Question

A cylinder-shaped glass with a base area of $$7.07$$ square inches and a height of $$6$$ inches weighs $$1.06$$ ounces when empty. The glass is then filled with water to one inch from the top. If $$1$$ cubic inch of water weighs $$0.6$$ ounce. how many ounces does the glass of water weigh, including the weight of the glass? Round to the nearest hundredth.

Answer

**step1** Understanding the Problem

The problem asks us to find the total weight of a glass filled with water, including the weight of the empty glass. We are given the dimensions of the glass (base area and height), the weight of the empty glass, the level to which it is filled with water, and the weight of one cubic inch of water. We need to calculate the weight of the water and add it to the weight of the glass, then round the final answer to the nearest hundredth.

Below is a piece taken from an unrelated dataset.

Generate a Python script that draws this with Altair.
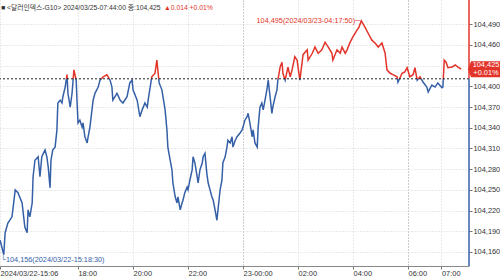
import altair as alt
import pandas as pd

# ---- data (minutes along the chart axis since 15:06, price) ----
minutes = [4, 12, 15, 21, 30, 37, 43, 52, 58, 63, 65, 69, 74, 76, 80, 87, 91, 95, 102, 106,
           109, 113, 115, 119, 124, 128, 130, 135, 139, 141, 146, 150, 152, 157, 161, 165, 170, 172, 174, 178,
           183, 185, 189, 194, 196, 200, 207, 211, 218, 222, 229, 237, 244, 248, 250, 259, 266, 272, 281, 287,
           292, 294, 303, 309, 314, 320, 325, 327, 335, 342, 346, 351, 357, 364, 368, 370, 375, 379, 381, 386,
           390, 392, 397, 401, 403, 407, 412, 414, 418, 423, 425, 429, 434, 436, 440, 445, 447, 451, 455, 458,
           462, 466, 469, 473, 477, 480, 484, 488, 490, 495, 499, 501, 506, 510, 512, 517, 521, 527, 532, 534,
           538, 543, 545, 549, 554, 556, 560, 565, 567, 571, 575, 578, 582, 586, 589, 593, 597, 599, 604, 608,
           610, 615, 619, 621, 626, 632, 637, 641, 647, 652, 654, 658, 665, 674, 676, 685, 691, 698, 706, 713,
           720, 728, 730, 739, 746, 750, 757, 761, 767, 774, 783, 787, 792, 800, 807, 815, 822, 829, 837, 844,
           848, 855, 861, 870, 872, 881, 887, 892, 898, 905, 909, 914, 920, 927, 935, 938, 946, 953, 959, 968,
           970, 973, 977, 981, 990, 997, 1003, 1010]
prices = [104.177, 104.156, 104.188, 104.202, 104.211, 104.250, 104.246, 104.231, 104.196, 104.188,
          104.221, 104.211, 104.231, 104.269, 104.293, 104.298, 104.269, 104.298, 104.308, 104.298,
          104.283, 104.253, 104.293, 104.308, 104.312, 104.337, 104.376, 104.380, 104.376, 104.385,
          104.399, 104.417, 104.390, 104.370, 104.390, 104.424, 104.409, 104.376, 104.347, 104.351,
          104.341, 104.347, 104.327, 104.318, 104.327, 104.341, 104.380, 104.390, 104.399, 104.409,
          104.414, 104.417, 104.409, 104.399, 104.380, 104.390, 104.380, 104.376, 104.385, 104.405,
          104.409, 104.395, 104.380, 104.356, 104.366, 104.376, 104.370, 104.380, 104.414, 104.419,
          104.438, 104.405, 104.395, 104.366, 104.337, 104.312, 104.293, 104.279, 104.260, 104.240,
          104.231, 104.240, 104.221, 104.231, 104.235, 104.246, 104.254, 104.250, 104.264, 104.279,
          104.298, 104.289, 104.269, 104.260, 104.279, 104.289, 104.298, 104.303, 104.274, 104.260,
          104.250, 104.240, 104.235, 104.221, 104.206, 104.225, 104.250, 104.264, 104.289, 104.298,
          104.312, 104.322, 104.318, 104.327, 104.312, 104.322, 104.327, 104.332, 104.337, 104.341,
          104.351, 104.356, 104.361, 104.347, 104.327, 104.337, 104.318, 104.312, 104.341, 104.370,
          104.376, 104.366, 104.380, 104.395, 104.409, 104.385, 104.361, 104.370, 104.385, 104.395,
          104.409, 104.428, 104.435, 104.419, 104.409, 104.428, 104.414, 104.424, 104.443, 104.438,
          104.428, 104.409, 104.446, 104.453, 104.438, 104.448, 104.457, 104.448, 104.453, 104.464,
          104.457, 104.448, 104.438, 104.453, 104.448, 104.457, 104.448, 104.453, 104.463, 104.472,
          104.482, 104.486, 104.495, 104.486, 104.477, 104.467, 104.463, 104.457, 104.463, 104.448,
          104.424, 104.419, 104.417, 104.414, 104.406, 104.419, 104.421, 104.427, 104.414, 104.417,
          104.427, 104.409, 104.414, 104.406, 104.399, 104.392, 104.402, 104.399, 104.405, 104.398,
          104.399, 104.438, 104.435, 104.427, 104.428, 104.431, 104.428, 104.425]

tick_minutes = [3.8, 174, 294, 414, 534, 654, 774, 894, 967]
tick_labels = ["2024/03/22-15:06", "18:00", "20:00", "22:00", "23-00:00", "02:00", "04:00", "06:00", "07:00"]
y_ticks = [104.160, 104.190, 104.220, 104.250, 104.280, 104.310, 104.340, 104.370, 104.400, 104.430,
           104.460, 104.490]

prev_close = 104.411
last_price = 104.425
header_main = "■ <달러인덱스-G10> 2024/03/25-07:44:00 종:104,425"
header_change = "▲0.014  +0.01%"
box_lines = ["104,425", "+0.01%"]
max_label = "104,495(2024/03/23-04:17:50)─"
min_label = "└104,156(2024/03/22-15:18:30)"
max_time, max_price = 792, 104.495
min_time, min_price = 12, 104.156

RED = "#e3342a"
BLUE = "#3560a8"
FONT = "Liberation Sans, Noto Sans CJK KR, sans-serif"
W, H = 469, 266
xdom = [3.8, 1027]
ydom = [104.1397, 104.5252]

df = pd.DataFrame({"t": minutes, "p": prices})
one = pd.DataFrame({"k": [0]})

xs = alt.Scale(domain=xdom, nice=False, zero=False)
ys = alt.Scale(domain=ydom, nice=False, zero=False)

split = (max(prices) - prev_close) / (max(prices) - min(prices))
grad = alt.LinearGradient(
    gradient="linear", x1=0, y1=0, x2=0, y2=1,
    stops=[alt.GradientStop(offset=0, color=RED), alt.GradientStop(offset=split, color=RED),
           alt.GradientStop(offset=split, color=BLUE), alt.GradientStop(offset=1, color=BLUE)])

tick_arr = "[" + ",".join(str(v) for v in tick_minutes) + "]"
lab_arr = "[" + ",".join("'" + s + "'" for s in tick_labels) + "]"

x_axis = alt.Axis(
    values=tick_minutes, tickCount=len(tick_minutes) + 5,
    labelExpr=f"{lab_arr}[indexof({tick_arr}, datum.value)]",
    labelAlign="left", labelPadding=0, labelFontSize=7.4, labelFont=FONT, labelColor="#333",
    labelFlush=False, labelOverlap=False, tickSize=3, tickColor="#777",
    domainColor="#888", grid=True, gridDash=[1, 2],
    gridColor={"condition": {"test": "datum.value == 534 || datum.value == 894", "value": "#9a9a9a"},
               "value": "#d4d4d4"},
    title=None)
y_axis = alt.Axis(
    orient="right", values=y_ticks, tickCount=len(y_ticks) + 5,
    labelExpr="(datum.value > 104.428 && datum.value < 104.432) ? '' : replace(format(datum.value, '.3f'), '.', ',')",
    labelPadding=1, labelFontSize=7.4, labelFont=FONT, labelColor="#333", labelBaseline="middle",
    labelOverlap=False, labelFlush=False,
    tickSize=3, tickColor="#777", domain=False, grid=True, gridDash=[1, 2], gridColor="#d4d4d4",
    title=None)

line = alt.Chart(df).mark_line(stroke=grad, strokeWidth=1.5, clip=True).encode(
    x=alt.X("t:Q", scale=xs, axis=x_axis),
    y=alt.Y("p:Q", scale=ys, axis=y_axis),
    order="t:Q")

ref = alt.Chart(one).mark_rule(color="#222", strokeDash=[2, 2], strokeWidth=1).encode(
    y=alt.datum(prev_close))

axis_red = alt.Chart(one).mark_rule(color=RED, strokeWidth=1.5).encode(
    x=alt.value(W), y=alt.datum(prev_close), y2=alt.value(0))
axis_blue = alt.Chart(one).mark_rule(color=BLUE, strokeWidth=1.5).encode(
    x=alt.value(W), y=alt.datum(prev_close), y2=alt.value(H))

box = alt.Chart(one).mark_point(
    shape="M -1 0 L -0.82 -0.47 L 1 -0.47 L 1 0.47 L -0.82 0.47 Z",
    filled=True, fill=RED, opacity=1, strokeWidth=0, size=1156).encode(
    x=alt.value(W + 16), y=alt.datum(last_price))
box_t1 = alt.Chart(one).mark_text(color="white", fontSize=7.4, font=FONT, dy=-4, align="center",
                                  text=box_lines[0]).encode(x=alt.value(W + 17), y=alt.datum(last_price))
box_t2 = alt.Chart(one).mark_text(color="white", fontSize=7.4, font=FONT, dy=4, align="center",
                                  text=box_lines[1]).encode(x=alt.value(W + 17), y=alt.datum(last_price))

max_txt = alt.Chart(one).mark_text(color=RED, fontSize=7.3, font=FONT, align="right", baseline="middle",
                                   dx=-1, text=max_label).encode(
    x=alt.datum(max_time), y=alt.datum(max_price))
min_txt = alt.Chart(one).mark_text(color=BLUE, fontSize=7.3, font=FONT, align="left", baseline="middle",
                                   dx=-3, dy=5, text=min_label).encode(
    x=alt.datum(min_time), y=alt.datum(min_price))

hdr1 = alt.Chart(one).mark_text(color="#333", fontSize=6.8, font=FONT, align="left", baseline="middle",
                                text=header_main).encode(x=alt.value(1), y=alt.value(8))
hdr2 = alt.Chart(one).mark_text(color=RED, fontSize=6.8, font=FONT, align="left", baseline="middle",
                                text=header_change).encode(x=alt.value(164), y=alt.value(8))

chart = alt.layer(line, ref, axis_red, axis_blue, box, box_t1, box_t2, max_txt, min_txt, hdr1, hdr2).properties(
    width=W, height=H, autosize="none",
    padding={"left": 0, "top": 0, "right": 31, "bottom": 11},
    background="white",
).configure_view(stroke=None)

chart.save("out.html", embed_options={"renderer": "svg", "actions": False})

**step2** Determining the Height of the Water

The total height of the glass is $$6$$ inches. The glass is filled with water to one inch from the top.
To find the height of the water, we subtract the empty space from the total height of the glass.
Height of water = Total height of glass - Unfilled space
Height of water = $$6$$ inches - $$1$$ inch = $$5$$ inches.

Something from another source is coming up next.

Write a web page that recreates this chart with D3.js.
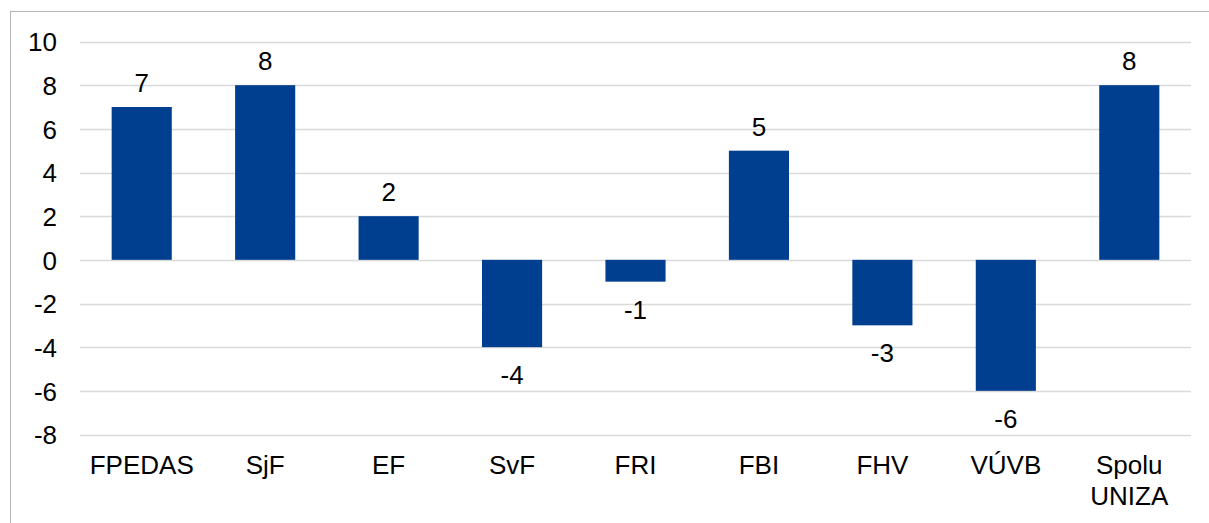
<!DOCTYPE html>
<html>
<head>
<meta charset="utf-8">
<script src="https://cdn.jsdelivr.net/npm/d3@7"></script>
<style>
  html, body { margin: 0; padding: 0; background: #fff; }
  svg { display: block; font-family: "Liberation Sans", Arial, sans-serif; }
</style>
</head>
<body>
<svg id="chart" width="1209" height="523"></svg>
<script>
// Faculty categories (two-line labels split on "\n")
const categories = ["FPEDAS", "SjF", "EF", "SvF", "FRI", "FBI", "FHV", "VÚVB", "Spolu\nUNIZA"];
const values = [7, 8, 2, -4, -1, 5, -3, -6, 8];
const yTicks = [-8, -6, -4, -2, 0, 2, 4, 6, 8, 10];

const svg = d3.select("#chart");
const W = 1209, H = 523;
const plot = { left: 80, right: 1191, top: 41.5, bottom: 434.5 };
const FS = 26;

// outer chart frame
svg.append("rect")
  .attr("x", 10.5).attr("y", 11.5)
  .attr("width", W + 10).attr("height", H + 10)
  .attr("fill", "none").attr("stroke", "#b4b4b4").attr("stroke-width", 1);

const x = d3.scaleBand()
  .domain(categories)
  .range([plot.left, plot.right])
  .paddingInner(0.513).paddingOuter(0.2565);

const y = d3.scaleLinear()
  .domain([-8, 10])
  .range([plot.bottom, plot.top]);

// horizontal gridlines
svg.append("g")
  .selectAll("line")
  .data(yTicks)
  .join("line")
  .attr("x1", plot.left).attr("x2", plot.right)
  .attr("y1", d => Math.round(y(d)) + 0.5).attr("y2", d => Math.round(y(d)) + 0.5)
  .attr("stroke", "#d9d9d9").attr("stroke-width", 1.5);

// y axis labels
const yAxis = d3.axisLeft(y).tickValues(yTicks).tickSize(0).tickPadding(0)
  .tickFormat(d => String(d));
const gy = svg.append("g")
  .attr("transform", `translate(${plot.left - 23},0)`)
  .call(yAxis);
gy.select(".domain").remove();
gy.attr("font-size", null).attr("font-family", null);
gy.selectAll("text")
  .attr("font-size", FS)
  .attr("fill", "#000")
  .attr("dy", "0.36em");

// bars
svg.append("g")
  .selectAll("rect")
  .data(values)
  .join("rect")
  .attr("x", (d, i) => x(categories[i]))
  .attr("width", x.bandwidth())
  .attr("y", d => y(Math.max(0, d)))
  .attr("height", d => Math.abs(y(d) - y(0)))
  .attr("fill", "#003f8f");

// value labels
svg.append("g")
  .selectAll("text")
  .data(values)
  .join("text")
  .attr("x", (d, i) => x(categories[i]) + x.bandwidth() / 2)
  .attr("y", d => d >= 0 ? y(d) - 15 : y(d) + 37)
  .attr("text-anchor", "middle")
  .attr("font-size", FS)
  .attr("fill", "#000")
  .text(d => String(d));

// category labels
const gx = svg.append("g");
categories.forEach(c => {
  const lines = c.split("\n");
  const t = gx.append("text")
    .attr("x", x(c) + x.bandwidth() / 2)
    .attr("y", 474)
    .attr("text-anchor", "middle")
    .attr("font-size", FS)
    .attr("fill", "#000");
  lines.forEach((ln, k) => {
    t.append("tspan")
      .attr("x", x(c) + x.bandwidth() / 2)
      .attr("dy", k === 0 ? 0 : 31)
      .text(ln);
  });
});
</script>
</body>
</html>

**step3** Calculating the Volume of the Water

The base area of the glass is $$7.07$$ square inches. The height of the water is $$5$$ inches.
To find the volume of the water, we multiply the base area by the height of the water.
Volume of water = Base area $$\times$$ Height of water
Volume of water = $$7.07$$ square inches $$\times$$ $$5$$ inches = $$35.35$$ cubic inches.

**step4** Calculating the Weight of the Water

We know that $$1$$ cubic inch of water weighs $$0.6$$ ounce. The volume of the water in the glass is $$35.35$$ cubic inches.
To find the total weight of the water, we multiply the volume of water by the weight per cubic inch.
Weight of water = Volume of water $$\times$$ Weight per cubic inch
Weight of water = $$35.35$$ cubic inches $$\times$$ $$0.6$$ ounce/cubic inch = $$21.21$$ ounces.

**step5** Calculating the Total Weight

The weight of the empty glass is $$1.06$$ ounces. The weight of the water is $$21.21$$ ounces.
To find the total weight of the glass of water, we add the weight of the empty glass and the weight of the water.
Total weight = Weight of empty glass + Weight of water
Total weight = $$1.06$$ ounces + $$21.21$$ ounces = $$22.27$$ ounces.

**step6** Rounding the Total Weight

The problem asks to round the total weight to the nearest hundredth.
Our calculated total weight is $$22.27$$ ounces.
The number $$22.27$$ already has digits up to the hundredths place. The digit in the thousandths place is not shown, which implies it is 0. Since the digit in the thousandths place is less than 5 (it's 0), we do not round up the hundredths digit.
Therefore, $$22.27$$ ounces rounded to the nearest hundredth is $$22.27$$ ounces.